Avraham Shapiro wrote:
> ** Low Priority **
> Thanks for your input. I believe the validator is having trouble with the single quotes
> because it fails on the xml line with the error about the UTF-8 encoding, if the
> encoding value is 'UTF-8' and it does not fail at all if the value is "UTF-8".
Ah, OK. In that case the parser is definitely broken.
> The reason we use this validator (although we sometimes still use generic XML
> parsers) is that in adddition to validating against a DTD, it checks a great deal
> of semantic information in a Z39-86 compliant digital book, information that a
> more general XML parser would not check.
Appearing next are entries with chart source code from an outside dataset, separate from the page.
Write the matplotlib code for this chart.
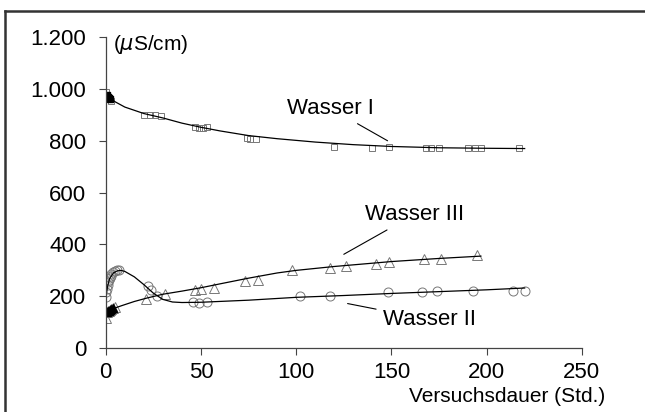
"""
plot.py
 Leitfaehigkeit dreier Waesser ueber die Versuchsdauer
"""
import matplotlib
matplotlib.use('Agg')
import matplotlib.pyplot as plt
from matplotlib.lines import Line2D

plt.rcParams['font.family'] = ['Liberation Sans', 'DejaVu Sans']

# Messpunkte (Std., uS/cm)
w1_t = [0, 0.5, 1, 1.5, 2, 3, 20, 23, 26, 29, 47, 49, 51, 53, 74, 76, 79,
        120, 140, 149, 168, 171, 175, 190, 194, 197, 217]
w1_v = [990, 975, 970, 965, 960, 955, 900, 900, 898, 895, 852, 850, 850, 852,
        812, 805, 808, 775, 774, 776, 773, 772, 774, 772, 771, 772, 772]

w2_t = [0, 0.3, 0.6, 1, 1.3, 1.6, 2, 2.5, 3, 4, 5, 6, 7, 22, 24, 27, 46, 49,
        53, 102, 118, 148, 166, 174, 193, 214, 220]
w2_v = [197, 215, 230, 245, 255, 262, 270, 278, 285, 292, 297, 300, 302, 238,
        225, 203, 177, 176, 177, 203, 203, 216, 216, 219, 222, 222, 222]

w3_t = [0, 0.5, 1, 1.5, 2, 3, 4, 5, 21, 31, 47, 50, 57, 73, 80, 98, 118, 126,
        142, 149, 167, 176, 195]
w3_v = [115, 140, 142, 145, 148, 150, 155, 160, 191, 210, 226, 229, 233, 258,
        261, 300, 311, 315, 326, 332, 342, 345, 358]

# Ausgleichskurven
c1_t = [0, 2, 5, 10, 20, 30, 40, 50, 60, 75, 90, 110, 130, 150, 175, 200, 220]
c1_v = [985, 965, 950, 930, 905, 888, 868, 852, 838, 820, 808, 795, 785, 778,
        773, 771, 770]

c2_t = [0, 1, 2, 4, 6, 8, 10, 15, 20, 25, 30, 35, 40, 50, 75, 100, 125, 150,
        175, 200, 220]
c2_v = [195, 240, 268, 290, 298, 300, 296, 275, 245, 212, 188, 178, 176, 177,
        185, 196, 203, 211, 218, 225, 232]

c3_t = [0, 3, 8, 15, 22, 30, 40, 50, 60, 75, 90, 100, 120, 150, 175, 197]
c3_v = [135, 150, 163, 180, 194, 208, 220, 233, 248, 270, 290, 300, 315, 334,
        346, 355]

xticks = [0, 50, 100, 150, 200, 250]
yticks = [0, 200, 400, 600, 800, 1000, 1200]
ytick_labels = ['0', '200', '400', '600', '800', '1.000', '1.200']

fig = plt.figure(figsize=(6.45, 4.12), dpi=100)
ax = fig.add_axes([0.164, 0.155, 0.738, 0.755])

mk = dict(linestyle=' ', markerfacecolor='none', markeredgecolor='#777777',
          markeredgewidth=0.7)
ax.plot(w1_t, w1_v, marker='s', markersize=5, **mk)
ax.plot(w2_t, w2_v, marker='o', markersize=6.5, **mk)
ax.plot(w3_t, w3_v, marker='^', markersize=7.5, **mk)
# dichte Anfangswerte erscheinen als schwarzer Fleck
ax.plot(w1_t[1:5], w1_v[1:5], 's', ms=5, color='k')
ax.plot(w3_t[1:7], w3_v[1:7], '^', ms=6, color='k')

ax.plot(c1_t, c1_v, '-', color='k', lw=0.9)
ax.plot(c2_t, c2_v, '-', color='k', lw=0.9)
ax.plot(c3_t, c3_v, '-', color='k', lw=0.9)

ax.set_xlim(0, 250)
ax.set_ylim(0, 1200)
ax.set_xticks(xticks)
ax.set_yticks(yticks)
ax.set_yticklabels(ytick_labels)
ax.tick_params(direction='out', length=5, width=0.8, labelsize=16,
               color='#444444')
ax.tick_params(axis='x', pad=5)
ax.tick_params(axis='y', pad=9)
for s in ['top', 'right']:
    ax.spines[s].set_visible(False)
for s in ['left', 'bottom']:
    ax.spines[s].set_color('#444444')
    ax.spines[s].set_linewidth(0.9)

ax.text(4, 1215, r'($\mu$S/cm)', fontsize=15, va='top', ha='left')
ax.text(262.5, -185, 'Versuchsdauer (Std.)', fontsize=15, ha='right',
        va='center', clip_on=False)

lead = dict(arrowprops=dict(arrowstyle='-', color='k', lw=0.8,
                            shrinkA=3, shrinkB=0), fontsize=16)
ax.annotate('Wasser I', xy=(148, 800), xytext=(118, 925), ha='center',
            va='center', **lead)
ax.annotate('Wasser III', xy=(125, 362), xytext=(162, 515), ha='center',
            va='center', **lead)
ax.annotate('Wasser II', xy=(127, 172), xytext=(170, 110), ha='center',
            va='center', **lead)

# Rahmen um die Grafik
fig.add_artist(Line2D([0.008, 1.0], [0.974, 0.974], transform=fig.transFigure,
                      color='#333333', lw=1.8))
fig.add_artist(Line2D([0.008, 0.008], [0.0, 0.974], transform=fig.transFigure,
                      color='#333333', lw=1.8))

plt.savefig('out.png', dpi=100)
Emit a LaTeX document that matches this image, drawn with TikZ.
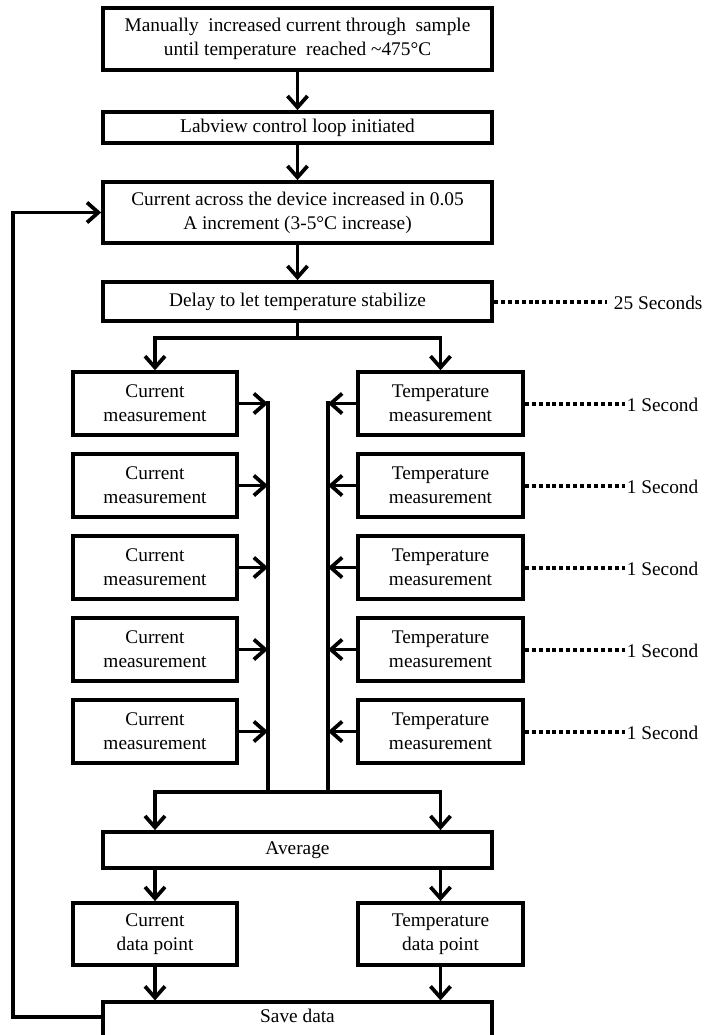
\documentclass[tikz,border=0pt]{standalone}
\usepackage{fontspec}
\setmainfont{Liberation Serif}
\usetikzlibrary{arrows.meta}

\tikzset{every picture/.style={line width=2.8pt}}
\tikzset{
  flowbox/.style={draw, rectangle, align=center, inner sep=1pt, font=\fontsize{14.5}{18}\selectfont},
  widebox/.style={flowbox, minimum width=291.75pt},
  halfbox/.style={flowbox, minimum width=123.5pt, minimum height=47pt},
  flow/.style={-{Straight Barb[length=8.5pt,width=15pt]}},
  timing/.style={line width=3pt, dash pattern=on 3pt off 2.2pt},
  timelabel/.style={anchor=west, inner sep=0pt, font=\fontsize{14.5}{18}\selectfont}
}

\begin{document}
\begin{tikzpicture}[x=0.75pt,y=0.75pt,yscale=-1,xscale=1]
\useasboundingbox (0,0) rectangle (710,1035);

%Shape: Rectangle -- main column
\node[widebox, minimum height=46.5pt] (manual) at (297.5,39) {Manually \ increased current through \ sample\\until temperature \ reached \textasciitilde475°C};
\node[widebox, minimum height=23.25pt] (labview) at (297.5,127.5) {Labview control loop initiated};
\node[widebox, minimum height=45.75pt] (incr) at (297.5,212.5) {Current across the device increased in 0.05\\A increment (3-5°C increase)};
\node[widebox, minimum height=29.25pt] (delay) at (297.5,301.5) {Delay to let temperature stabilize};

%Shape: Rectangle -- measurement rows
\foreach \i in {1,...,5} {
  \node[halfbox] (cur\i) at (155,{403.5+82*(\i-1)}) {Current\\measurement};
  \node[halfbox] (temp\i) at (440.5,{403.5+82*(\i-1)}) {Temperature\\measurement};
}

%Shape: Rectangle -- bottom part
\node[widebox, minimum height=27pt] (average) at (297.5,850) {Average};
\node[halfbox, minimum height=46.5pt] (curdata) at (155,934) {Current\\data point};
\node[halfbox, minimum height=46.5pt] (tempdata) at (440.5,934) {Temperature\\data point};
\node[widebox, minimum height=40pt] (save) at (297.5,1029) {};
\node[font=\fontsize{14.5}{18}\selectfont] (savetext) at (297.5,1016) {Save data};

%Coordinates for the branches
\coordinate (split) at (297.5,338);
\coordinate (lbus) at (268,401);
\coordinate (rbus) at (328,401);
\coordinate (merge) at (297.5,792);
\coordinate (loop) at (13,1017);

%Straight Lines
\draw[flow] (manual) -- (labview);
\draw[flow] (labview) -- (incr);
\draw[flow] (incr) -- (delay);
\draw (delay) -- (split);
\draw[flow] (split) -| (cur1.north);
\draw[flow] (split) -| (temp1.north);

\foreach \i in {1,...,5} {
  \draw[flow] (cur\i.east) -- (cur\i.east -| lbus);
  \draw[flow] (temp\i.west) -- (temp\i.west -| rbus);
}
\draw (lbus) -- (lbus |- merge);
\draw (rbus) -- (rbus |- merge);
\draw[flow] (merge) -| (cur1 |- average.north);
\draw[flow] (merge) -| (temp1 |- average.north);

\draw[flow] (average.south -| curdata) -- (curdata);
\draw[flow] (average.south -| tempdata) -- (tempdata);
\draw[flow] (curdata) -- (curdata |- save.north);
\draw[flow] (tempdata) -- (tempdata |- save.north);

%Feedback loop
\draw[flow] (save.west |- loop) -- (loop) |- (incr.west);

% Text Node -- timings
\node[timelabel] (wait) at (612,303) {25 Seconds};
\draw[timing] (delay.east) -- ([xshift=-4pt]delay.east -| wait.west);
\foreach \i in {1,...,5} {
  \node[timelabel] (sec\i) at (625,{405+82*(\i-1)}) {1 Second};
  \draw[timing] (temp\i.east) -- (temp\i.east -| sec\i.west);
}

\end{tikzpicture}
\end{document}
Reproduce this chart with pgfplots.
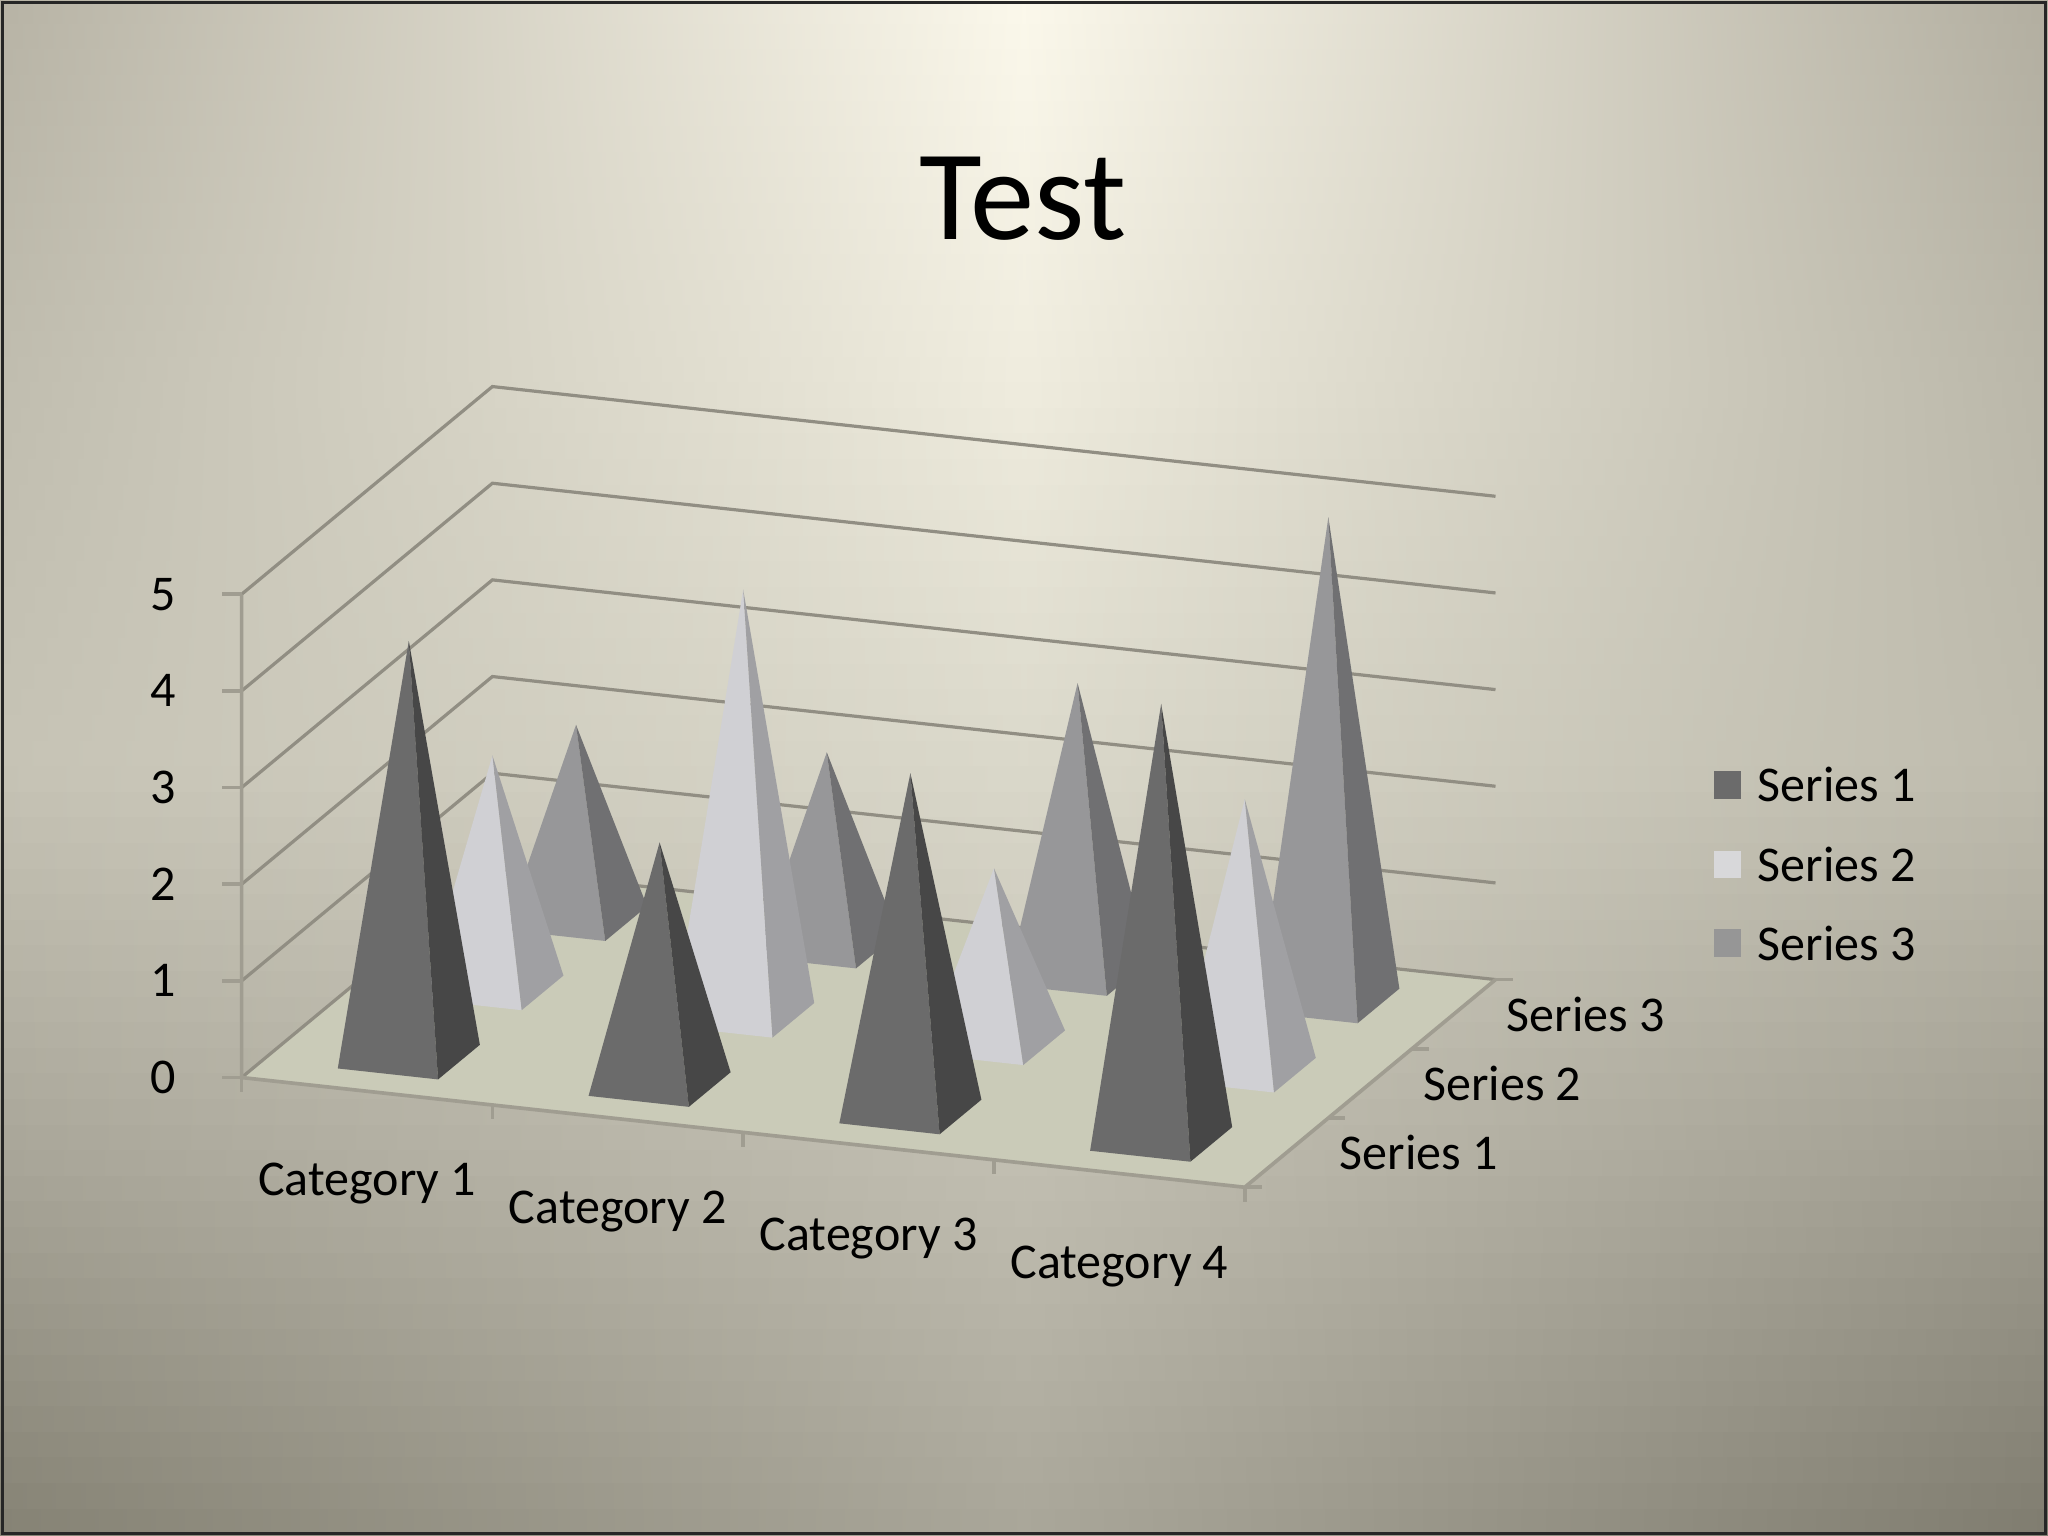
\documentclass[border=0pt]{standalone}
\usepackage{pgfplots}
\pgfplotsset{compat=1.18}
\usepackage{fontspec}
\setmainfont{Carlito}
\usetikzlibrary{backgrounds}

\definecolor{s1f}{HTML}{6B6B6B}
\definecolor{s1r}{HTML}{474747}
\definecolor{s2f}{HTML}{D0D0D4}
\definecolor{s2r}{HTML}{A0A0A3}
\definecolor{s3f}{HTML}{979799}
\definecolor{s3r}{HTML}{707072}
\definecolor{lg1}{HTML}{6B6B6B}
\definecolor{lg2}{HTML}{D8D8DA}
\definecolor{lg3}{HTML}{969696}
\definecolor{gridc}{HTML}{918E83}
\definecolor{axc}{HTML}{A09D91}
\definecolor{floorc}{HTML}{CACBB8}
% background key rows (top to bottom): left, centre, right
\definecolor{rL0}{HTML}{B7B3A5}\definecolor{rC0}{HTML}{FBF8EB}\definecolor{rR0}{HTML}{B2AEA0}
\definecolor{rL1}{HTML}{C0BDAF}\definecolor{rC1}{HTML}{EFECDE}\definecolor{rR1}{HTML}{BAB7A9}
\definecolor{rL2}{HTML}{C6C3B5}\definecolor{rC2}{HTML}{DAD8CA}\definecolor{rR2}{HTML}{BEBBAD}
\definecolor{rL3}{HTML}{A9A699}\definecolor{rC3}{HTML}{C2BFB2}\definecolor{rR3}{HTML}{A19E91}
\definecolor{rL4}{HTML}{858274}\definecolor{rC4}{HTML}{A9A699}\definecolor{rR4}{HTML}{7F7C6F}

\newcommand{\lbl}{\fontsize{10.9pt}{12pt}\selectfont}

% pyramid: x centre, y centre, value, front colour, side colour
\newcommand{\pyr}[5]{%
  \pgfmathsetmacro\xa{#1-0.2}%
  \pgfmathsetmacro\xb{#1+0.2}%
  \pgfmathsetmacro\ya{#2-0.25}%
  \pgfmathsetmacro\yb{#2+0.25}%
  \addplot3[fill=#4, draw=none] coordinates {(\xa,\ya,0) (\xb,\ya,0) (#1,#2,#3)};
  \addplot3[fill=#5, draw=none] coordinates {(\xb,\ya,0) (\xb,\yb,0) (#1,#2,#3)};
}

\begin{document}
\begin{tikzpicture}
\begin{axis}[
  x={(1.92cm,-0.21cm)}, y={(0.64cm,0.53cm)}, z={(0cm,0.74cm)},
  xmin=0, xmax=4, ymin=0, ymax=3, zmin=0, zmax=5,
  hide axis, clip=false, no markers,
]
\coordinate (O) at (axis cs:0,0,0);
% floor
\fill[floorc] (axis cs:0,0,0) -- (axis cs:4,0,0) -- (axis cs:4,3,0) -- (axis cs:0,3,0) -- cycle;
% grid on the side and back walls
\pgfplotsinvokeforeach{0,...,5}{
  \draw[gridc, line width=0.7pt] (axis cs:0,0,#1) -- (axis cs:0,3,#1) -- (axis cs:4,3,#1);
}
% Series 3
\pyr{0.5}{2.5}{2}{s3f}{s3r}
\pyr{1.5}{2.5}{2}{s3f}{s3r}
\pyr{2.5}{2.5}{3}{s3f}{s3r}
\pyr{3.5}{2.5}{5}{s3f}{s3r}
% Series 2
\pyr{0.5}{1.5}{2.4}{s2f}{s2r}
\pyr{1.5}{1.5}{4.4}{s2f}{s2r}
\pyr{2.5}{1.5}{1.8}{s2f}{s2r}
\pyr{3.5}{1.5}{2.8}{s2f}{s2r}
% Series 1
\pyr{0.5}{0.5}{4.3}{s1f}{s1r}
\pyr{1.5}{0.5}{2.5}{s1f}{s1r}
\pyr{2.5}{0.5}{3.5}{s1f}{s1r}
\pyr{3.5}{0.5}{4.5}{s1f}{s1r}
% axis lines
\draw[axc, line width=0.8pt] (axis cs:0,0,5) -- (axis cs:0,0,0) -- (axis cs:4,0,0) -- (axis cs:4,3,0);
\pgfplotsinvokeforeach{0,...,5}{
  \draw[axc, line width=0.8pt] (axis cs:0,0,#1) -- ++(-0.15cm,0);
  \node[anchor=east, inner sep=0pt, font=\lbl] at ([xshift=-0.50cm]axis cs:0,0,#1) {#1};
}
\pgfplotsinvokeforeach{0,...,4}{
  \draw[axc, line width=0.8pt] (axis cs:#1,0,0) -- ++(0,-0.11cm);
}
\pgfplotsinvokeforeach{0,...,3}{
  \draw[axc, line width=0.8pt] (axis cs:4,#1,0) -- ++(0.13cm,0);
}
\node[anchor=base, inner sep=0pt, font=\lbl] at ([yshift=-0.80cm]axis cs:0.5,0,0) {Category 1};
\node[anchor=base, inner sep=0pt, font=\lbl] at ([yshift=-0.80cm]axis cs:1.5,0,0) {Category 2};
\node[anchor=base, inner sep=0pt, font=\lbl] at ([yshift=-0.80cm]axis cs:2.5,0,0) {Category 3};
\node[anchor=base, inner sep=0pt, font=\lbl] at ([yshift=-0.80cm]axis cs:3.5,0,0) {Category 4};
\node[anchor=west, inner sep=0pt, font=\lbl] at ([xshift=0.40cm]axis cs:4,0.5,0) {Series 1};
\node[anchor=west, inner sep=0pt, font=\lbl] at ([xshift=0.40cm]axis cs:4,1.5,0) {Series 2};
\node[anchor=west, inner sep=0pt, font=\lbl] at ([xshift=0.40cm]axis cs:4,2.5,0) {Series 3};
\end{axis}

\begin{scope}[shift={(O)}, xshift=-1.85cm, yshift=-3.51cm]
  \begin{scope}[on background layer]
    \clip (0,0) rectangle (15.68,11.76);
    \foreach \i in {0,...,59}{
      \pgfmathsetmacro\tt{(\i+0.5)/15}%  position in segments (0..4)
      \pgfmathtruncatemacro\s{floor(\tt)}%
      \pgfmathtruncatemacro\sn{\s+1}%
      \pgfmathtruncatemacro\p{round(100*(1-(\tt-\s)))}%
      \colorlet{cL}{rL\s!\p!rL\sn}%
      \colorlet{cC}{rC\s!\p!rC\sn}%
      \colorlet{cR}{rR\s!\p!rR\sn}%
      \pgfmathsetmacro\ytop{11.76-\i*0.196}%
      \shade[left color=cL, right color=cR, middle color=cC] (0,\ytop+0.01) rectangle (15.68,\ytop-0.206);
    }
  \end{scope}
  \draw[black!85, line width=0.8pt] (0.02,0.02) rectangle (15.66,11.74);
  \node[inner sep=0pt, font=\fontsize{28pt}{32pt}\selectfont] at (7.83,10.24) {Test};
  % legend
  \fill[lg1] (13.12,5.645) rectangle ++(0.21,0.21);
  \fill[lg2] (13.12,5.035) rectangle ++(0.21,0.21);
  \fill[lg3] (13.12,4.435) rectangle ++(0.21,0.21);
  \node[anchor=west, inner sep=0pt, font=\lbl] at (13.45,5.75) {Series 1};
  \node[anchor=west, inner sep=0pt, font=\lbl] at (13.45,5.14) {Series 2};
  \node[anchor=west, inner sep=0pt, font=\lbl] at (13.45,4.54) {Series 3};
  \pgfresetboundingbox
  \path[use as bounding box] (0,0) rectangle (15.68,11.76);
\end{scope}
\end{tikzpicture}
\end{document}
It sounds as if you might want to move the whole thing to a W3S or
RelaxNG schema, where you have more control over semantic information at
the parsing level.
What you might be able to make do is to run osgmlnorm, which is part of
the same package (SP) that onsgmls comes from. This normalises the
document, making all single-quote enclosures into double-quote (except
where they *contain* double quotes, in which case single quotes are used
as the container, and vice versa; and it re-expresses the whole document
in accordance with the DTD.
It was intended for use with SGML, where there was much more
abbreviation and avoidance of quotes than is allowed with XML, and I
haven't actually tried it with XML, but with the -wxml switch it should
work: $ osgmlnorm -wxml xml.dec filename.xml >output.xml
Then use your Z39-86 parser on the result.